Kenya has reduced its annual debt servicing costs by approximately Sh22 billion following the restructuring of loans used to finance the construction of the Standard Gauge Railway (SGR). The savings come after the government successfully renegotiated the terms of three Chinese loans, easing the country's repayment burden amid ongoing efforts to manage rising public debt.
Loan Restructuring Deal
The agreement between Kenya and the Export-Import Bank of China involved converting three dollar-denominated SGR loans into the Chinese yuan (renminbi), shielding the country from fluctuations in the US dollar exchange rate. The restructuring also extended the repayment period and introduced a grace period on principal repayments, significantly lowering annual debt obligations.
Treasury Cabinet Secretary John Mbadi said the revised arrangement has reduced the annual repayment bill by about Sh21.6 billion, bringing much-needed fiscal relief.
Why the Savings Matter
The reduction in debt servicing costs is expected to ease pressure on Kenya's public finances at a time when debt repayments account for a significant share of government revenue. Lower annual repayments could create additional fiscal space for expenditure on key sectors such as infrastructure, healthcare, education and social services.
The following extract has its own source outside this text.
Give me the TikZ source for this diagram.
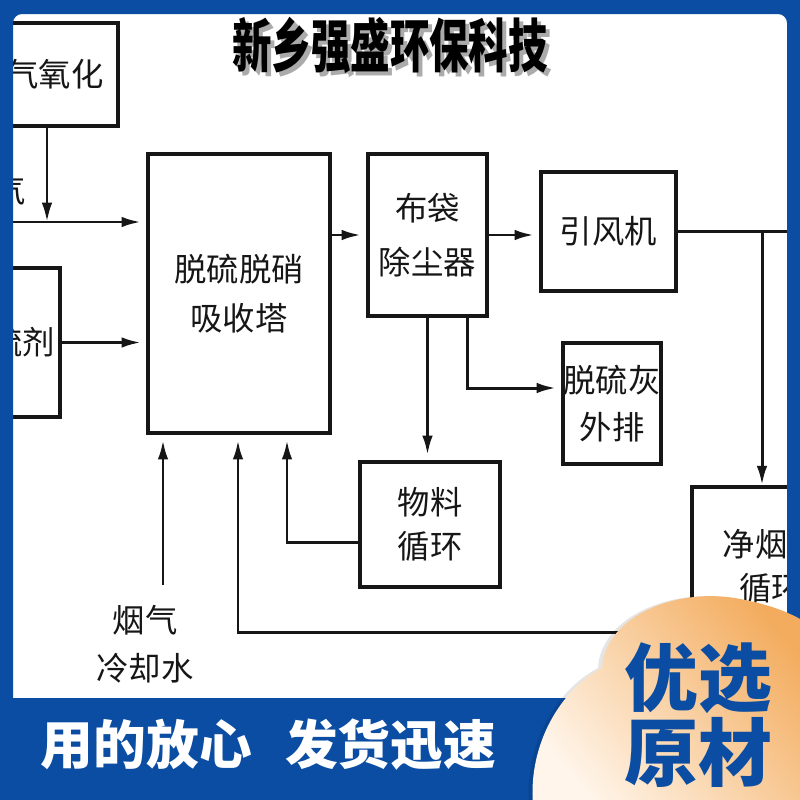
\documentclass[tikz,border=0pt]{standalone}
\usepackage{fontspec}
\usepackage{graphicx}
\usetikzlibrary{arrows.meta,positioning,calc}
\newfontfamily\cjk{Noto Sans CJK SC}
\definecolor{FrameBlue}{HTML}{0A4DA3}
\definecolor{CloudLight}{HTML}{FFF5EA}
\definecolor{CloudDeep}{HTML}{F3AC5E}
\definecolor{LineInk}{HTML}{161616}

\begin{document}
\begin{tikzpicture}[x=0.01cm,y=-0.01cm]
    \tikzset{unit/.style={draw=LineInk,line width=1pt,align=center,inner sep=0pt,
      text=LineInk,font=\cjk\fontsize{9.2}{14}\selectfont},
      flow/.style={draw=LineInk,line width=0.85pt,-{Latex[length=5.5pt,width=3pt]},shorten >=1.5pt},
      wire/.style={draw=LineInk,line width=0.85pt},
      tag/.style={align=center,inner sep=0pt,text=LineInk,font=\cjk\fontsize{9.2}{13.6}\selectfont}}
    \useasboundingbox (0,0) rectangle (800,800);
    \fill[white] (0,0) rectangle (800,800);

    \node[unit,minimum width=1.58cm,minimum height=1.03cm] (ozone) at (39,74.5) {空气氧化};
    \node[tag] (gaslbl) at (-6,190) {烟气};
    \node[unit,minimum width=1.07cm,minimum height=1.49cm] (agent) at (6.5,342.5) {脱硫剂};
    \node[unit,minimum width=1.82cm,minimum height=2.79cm] (tower) at (239,293.5) {脱硫脱硝\\吸收塔};
    \node[unit,minimum width=1.19cm,minimum height=1.62cm,font=\cjk\fontsize{9.2}{15.4}\selectfont] (bagf) at (427.5,235) {布袋\\除尘器};
    \node[unit,minimum width=1.35cm,minimum height=1.19cm] (fan) at (608.5,231.5) {引风机};
    \node[unit,minimum width=0.98cm,minimum height=1.21cm,font=\cjk\fontsize{9.2}{13.4}\selectfont] (ash) at (612,403.5) {脱硫灰\\外排};
    \node[unit,minimum width=1.40cm,minimum height=1.25cm,font=\cjk\fontsize{9.2}{12.4}\selectfont] (recirc) at (430,524.5) {物料\\循环};
    \node[unit,minimum width=1.59cm,minimum height=1.58cm,font=\cjk\fontsize{9.2}{12.4}\selectfont] (clean) at (771.5,566) {净烟气\\循环};
    \node[tag] (coolant) at (145,644) {烟气\\冷却水};

    \coordinate (gasin) at (-20,222);
    \coordinate (oxdrop) at (47,222);
    \coordinate (stack) at (820,231.5);
    \coordinate (split) at (762,231.5);
    \coordinate (ashturn) at (467,388);
    \coordinate (matturn) at (287,542);
    \coordinate (backturn) at (238,632);
    \coordinate (coolin) at (163,585);

    \draw[flow,shorten >=0pt] (ozone.south -| oxdrop) -- (oxdrop);
    \draw[flow] (gasin) -- (gasin -| tower.west);
    \draw[flow] (agent.east) -- (agent.east -| tower.west);
    \draw[flow] (bagf.west -| tower.east) -- (bagf.west);
    \draw[flow] (bagf.east) -- (bagf.east -| fan.west);
    \draw[wire] (fan.east) -- (stack);
    \draw[flow,shorten >=0pt] (split) -- (split |- clean.north);
    \draw[flow] (bagf.south) -- (bagf.south |- recirc.north);
    \draw[flow] (bagf.south -| ashturn) |- (ash.west |- ashturn);
    \draw[flow] (recirc.west |- matturn) -| (tower.south -| matturn);
    \draw[flow] (clean.west |- backturn) -| (tower.south -| backturn);
    \draw[flow] (coolin) -- (tower.south -| coolin);

    \fill[FrameBlue,even odd rule] (0,0) rectangle (800,800)
      (13,698) [rounded corners=0.09cm] -- (13,14) -- (787,14) [sharp corners] -- (787,698) -- cycle;

    \node[text=black!55,opacity=0.6,font=\cjk\bfseries\fontsize{16.5}{18}\selectfont] at (394,49)
      {\scalebox{0.68}[1]{新乡强盛环保科技}};
    \node[text=black,font=\cjk\bfseries\fontsize{16.5}{18}\selectfont] (title) at (390,45)
      {\scalebox{0.68}[1]{新乡强盛环保科技}};

    \node[text=white,font=\cjk\bfseries\fontsize{15}{16}\selectfont] (slogan) at (268.5,745)
      {用的放心\hspace{9.5pt}发货迅速};

    \fill[black,opacity=0.1] (529,805) .. controls (524,745) and (556,690) .. (598,668)
      .. controls (601,615) and (676,585) .. (741,600) .. controls (773,606) and (795,615) .. (810,625)
      -- (810,805) -- cycle;
    \shade[bottom color=CloudLight,top color=CloudDeep,shading angle=-50]
      (533,805) .. controls (528,745) and (560,690) .. (602,668)
      .. controls (605,615) and (680,585) .. (745,600) .. controls (775,606) and (795,615) .. (810,625)
      -- (810,805) -- cycle;
    \node[text=FrameBlue,align=center,font=\cjk\bfseries\fontsize{21}{20}\selectfont] (badge) at (698,715)
      {优选\\原材};
  \end{tikzpicture}
\end{document}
Background on the SGR Loans
Kenya borrowed approximately Sh655 billion from the Export-Import Bank of China to finance the construction of the SGR from Mombasa to Nairobi and later to Naivasha. Under the original agreement, the loans were scheduled to mature between 2029 and 2035.
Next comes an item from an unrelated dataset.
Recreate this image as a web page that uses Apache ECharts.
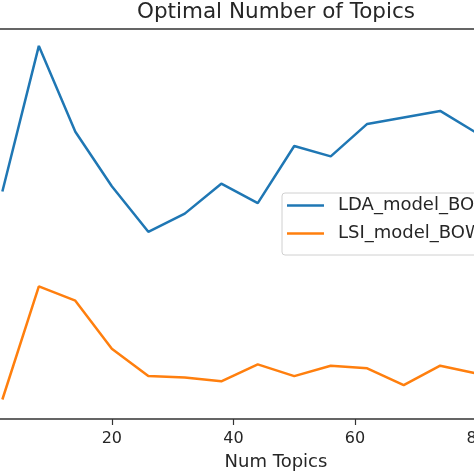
<!DOCTYPE html>
<html>
<head>
<meta charset="utf-8">
<script src="https://cdn.jsdelivr.net/npm/echarts@6/dist/echarts.min.js"></script>
<style>
  html, body { margin: 0; padding: 0; background: #fff; overflow: hidden; }
  /* the original figure is a crop: the axes run past both edges */
  #wrap { position: relative; width: 474px; height: 474px; overflow: hidden; }
  #chart { position: absolute; left: -25px; top: 0; width: 602px; height: 474px; }
</style>
</head>
<body>
<div id="wrap"><div id="chart"></div></div>
<script>
// number of topics tried
const numTopics = [2, 8, 14, 20, 26, 32, 38, 44, 50, 56, 62, 68, 74, 80];
// coherence values
const ldaValues = [0.425, 0.537, 0.471, 0.429, 0.394, 0.408, 0.431, 0.416, 0.460, 0.452, 0.477, 0.482, 0.487, 0.470];
const lsiValues = [0.265, 0.352, 0.341, 0.304, 0.283, 0.282, 0.279, 0.292, 0.283, 0.291, 0.289, 0.276, 0.291, 0.285];
const xTicks = [20, 40, 60, 80];
const seriesNames = ['LDA_model_BOW', 'LSI_model_BOW'];

const font = 'DejaVu Sans';
const textColor = '#262626';

function pairs(values) {
    return numTopics.map((t, i) => [t, values[i]]);
}

const myChart = echarts.init(document.getElementById('chart'));
const option = {
    animation: false,
    title: {
        text: 'Optimal Number of Topics',
        left: 'center',
        top: 1,
        padding: 0,
        textStyle: { fontFamily: font, fontSize: 21.5, fontWeight: 'normal', color: textColor }
    },
    grid: {
        left: 0,
        right: 0,
        top: 29,
        bottom: 55,
        outerBoundsMode: 'none',
        show: true,
        borderColor: '#333',
        borderWidth: 1.3
    },
    legend: {
        orient: 'vertical',
        left: 307,
        top: 193,
        padding: [3, 60, 12, 5],
        icon: 'rect',
        itemWidth: 37,
        itemHeight: 2.5,
        itemGap: 9,
        backgroundColor: 'rgba(255,255,255,0.8)',
        borderColor: '#d0d0d0',
        borderWidth: 1,
        borderRadius: 3,
        textStyle: { fontFamily: font, fontSize: 18, color: textColor, lineHeight: 19, padding: [0, 0, 0, 9] },
        data: seriesNames
    },
    xAxis: {
        type: 'value',
        min: -2.5,
        max: 96.5,
        name: 'Num Topics',
        nameLocation: 'middle',
        nameGap: 34,
        nameTextStyle: { fontFamily: font, fontSize: 18, color: textColor },
        axisLine: { show: false },
        axisTick: { show: true, length: 6, customValues: xTicks, lineStyle: { color: '#333', width: 1.2 } },
        axisLabel: { customValues: xTicks, margin: 12, fontFamily: font, fontSize: 16, color: textColor },
        splitLine: { show: false }
    },
    yAxis: {
        type: 'value',
        min: 0.25,
        max: 0.55,
        show: false,
        splitLine: { show: false }
    },
    series: [
        {
            name: seriesNames[0],
            type: 'line',
            data: pairs(ldaValues),
            symbol: 'none',
            color: '#1f77b4',
            lineStyle: { width: 2.5, color: '#1f77b4' }
        },
        {
            name: seriesNames[1],
            type: 'line',
            data: pairs(lsiValues),
            symbol: 'none',
            color: '#ff7f0e',
            lineStyle: { width: 2.5, color: '#ff7f0e' }
        }
    ]
};
myChart.setOption(option);
</script>
</body>
</html>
Following the new agreement, the repayment period has been extended to 2040, making the debt more manageable while reducing yearly repayment obligations.
Government's Debt Management Strategy
The restructuring forms part of the government's broader strategy to lower borrowing costs and improve debt sustainability. By converting the loans into yuan and extending the repayment timeline, Kenya aims to reduce exposure to exchange rate risks while easing pressure on the national budget.
The SGR loan restructuring marks a significant development in Kenya's public debt management efforts. While the country's overall debt obligations remain substantial, the annual savings of about Sh22 billion are expected to improve cash flow and provide greater flexibility in financing government programmes as the country continues implementing fiscal reforms.